Telling the story of Bain Capital and talking to voters about how they made their money sets this election up perfectly for Obama — as long as people (a) understand how Bain operated, and (b) have some evidence that Obama’s values are the opposite of Bain Capital’s values. Obama has to have credibility in being willing to call out and hold the big bankers accountable. Voters are getting a pretty good sense that Romney is Wall Street’s friend, and I think they are going to be easy to convince that being Wall Street’s friend doesn’t help create jobs, since it didn’t work for Romney in Massachusetts (46th in the country in job creation), and it didn’t work for George W. Bush. But Obama has to keep the heat on Bain, and he has to show he is going to put the heat on Wall Street in general.

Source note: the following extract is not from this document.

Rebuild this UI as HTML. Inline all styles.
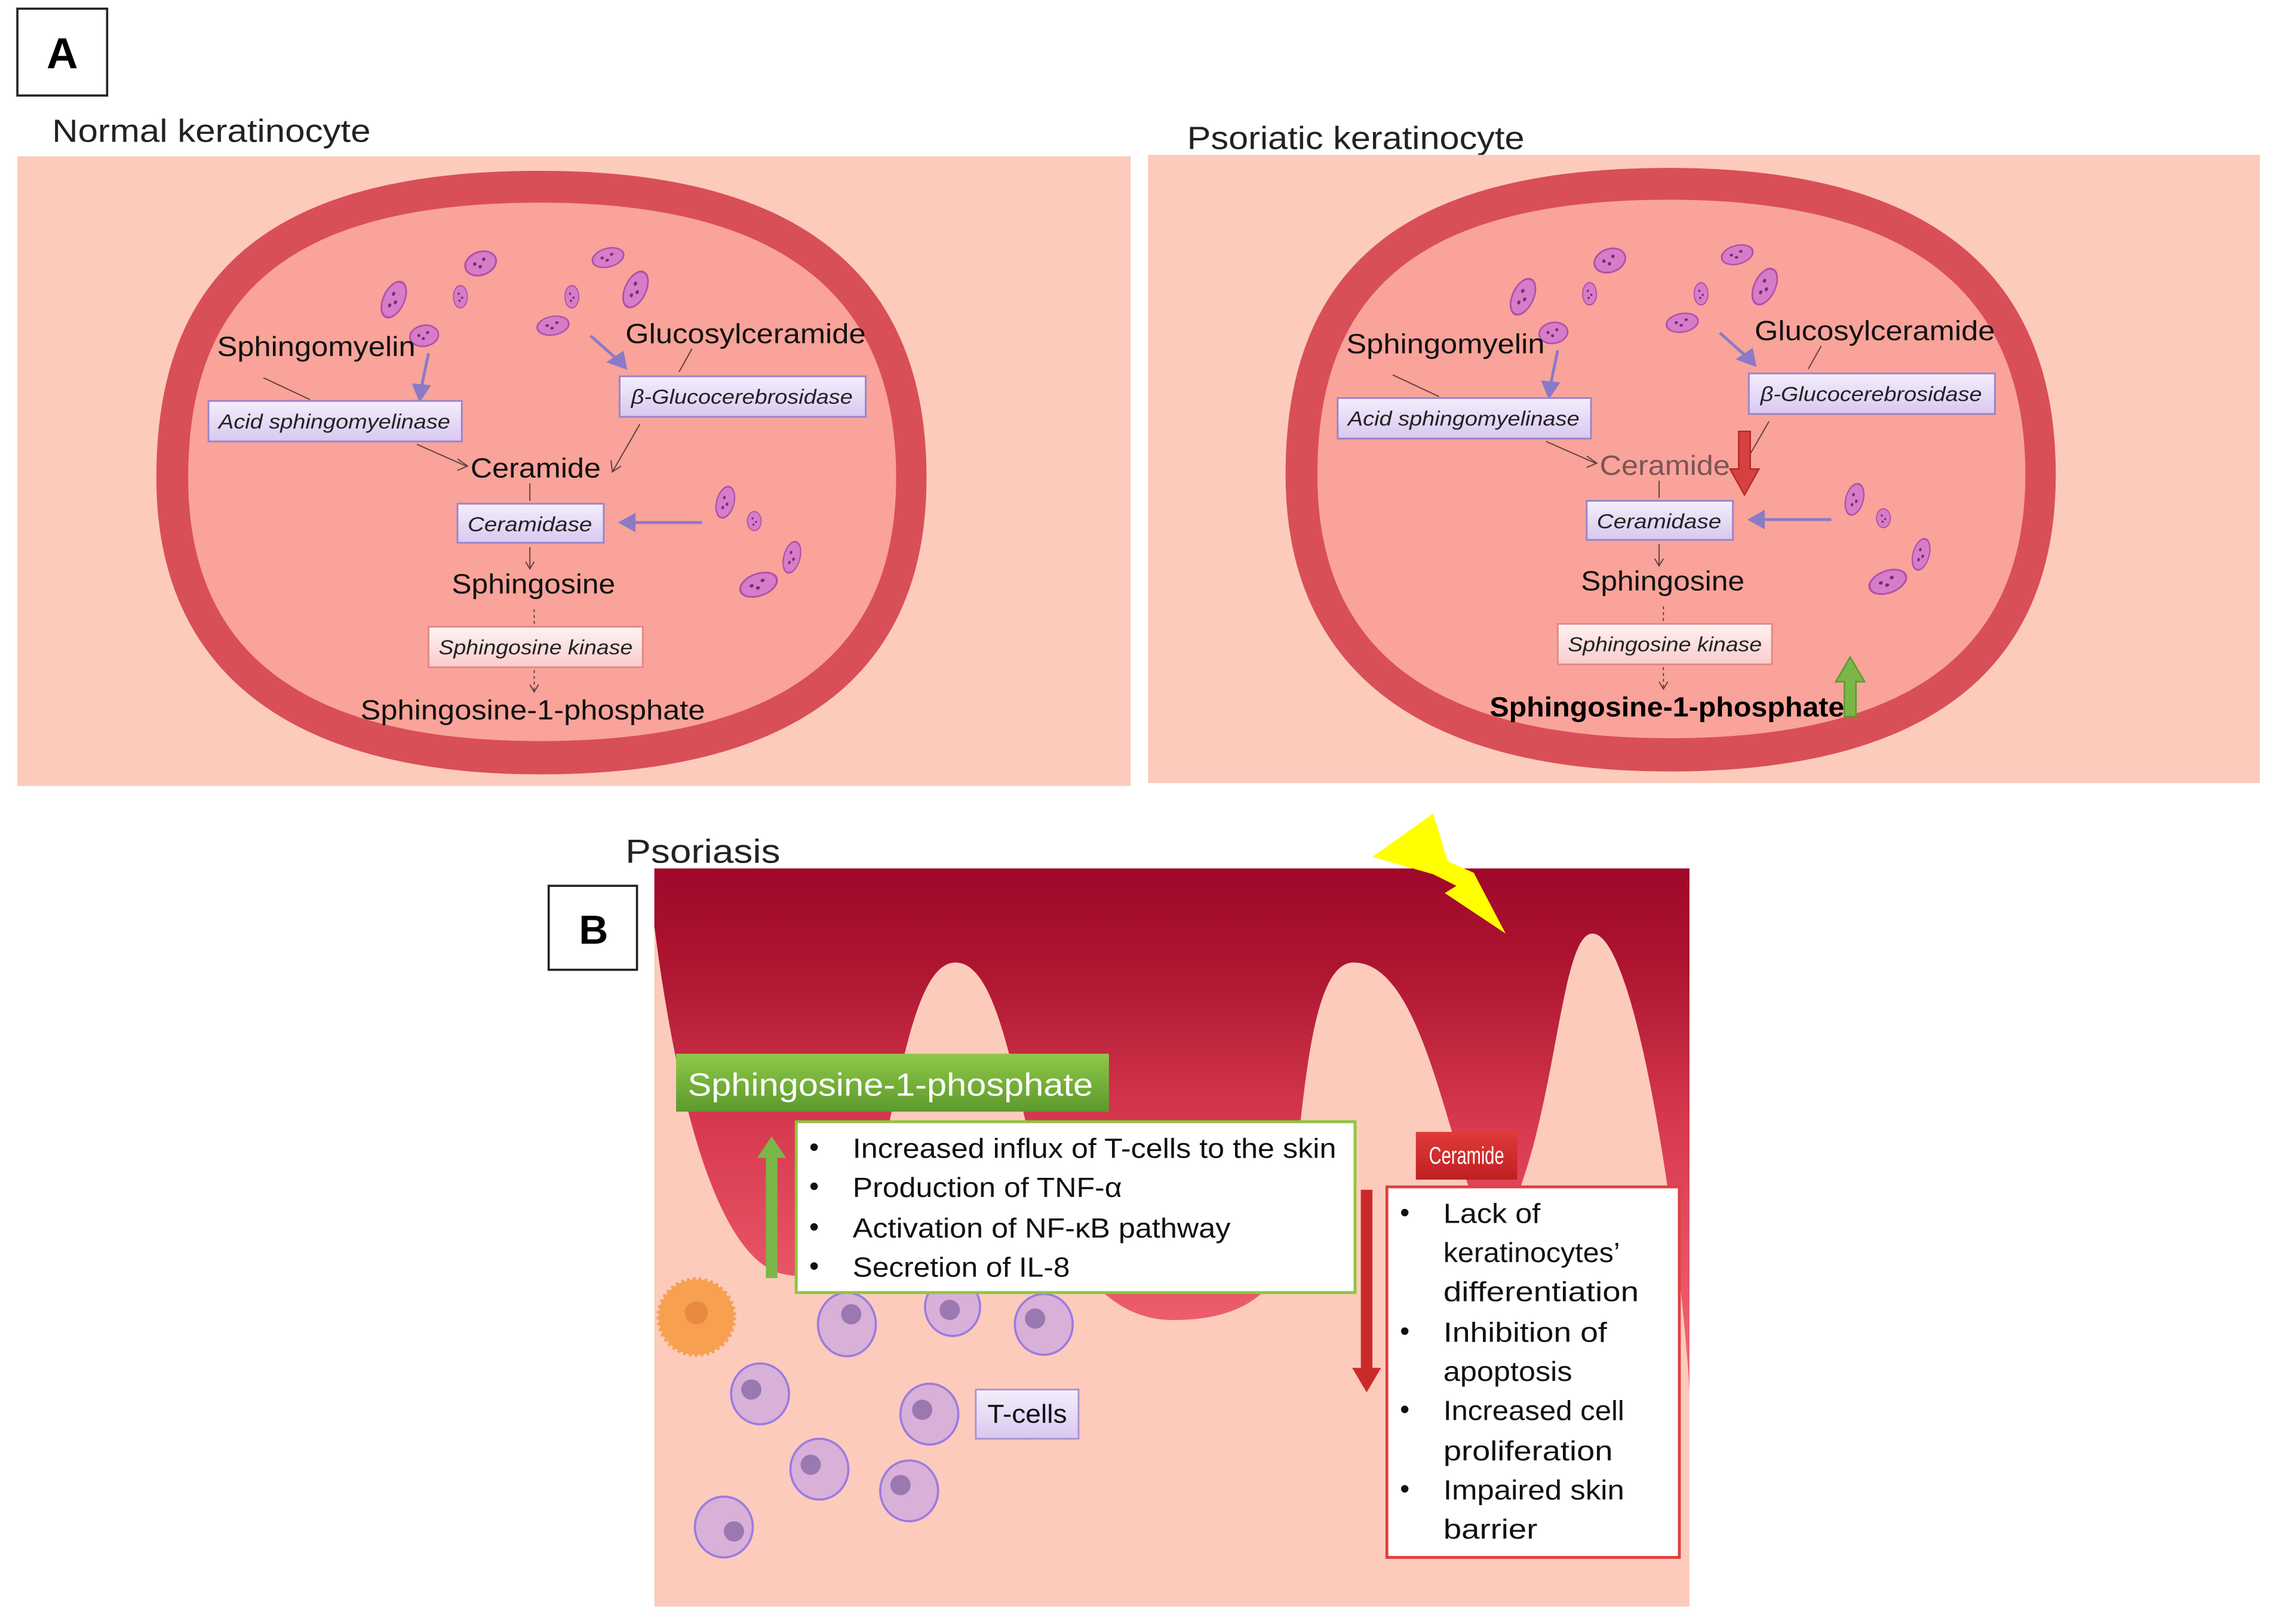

The Obama campaign needs to confidently ignore the whiny Wall Street Democrats. They have no credibility, and their political advice is poison. And the Obama administration needs to roll over the pro-Wall Streeters in their own midst by giving the financial fraud task force more resources and by squeezing the biggest banks with tough regulatory action.
Voters are in a foul mad. They are itching to blame someone for this ugly economy. A lot of people blame Bush quite a bit, but he has been gone too long and he is not on the ballot, so Obama can’t rely on that. Ultimately, most of the blame will fall on either Obama or Wall Street — and the Jamie Dimons and Bain Capitals of the world. Democrats better hope it is the latter.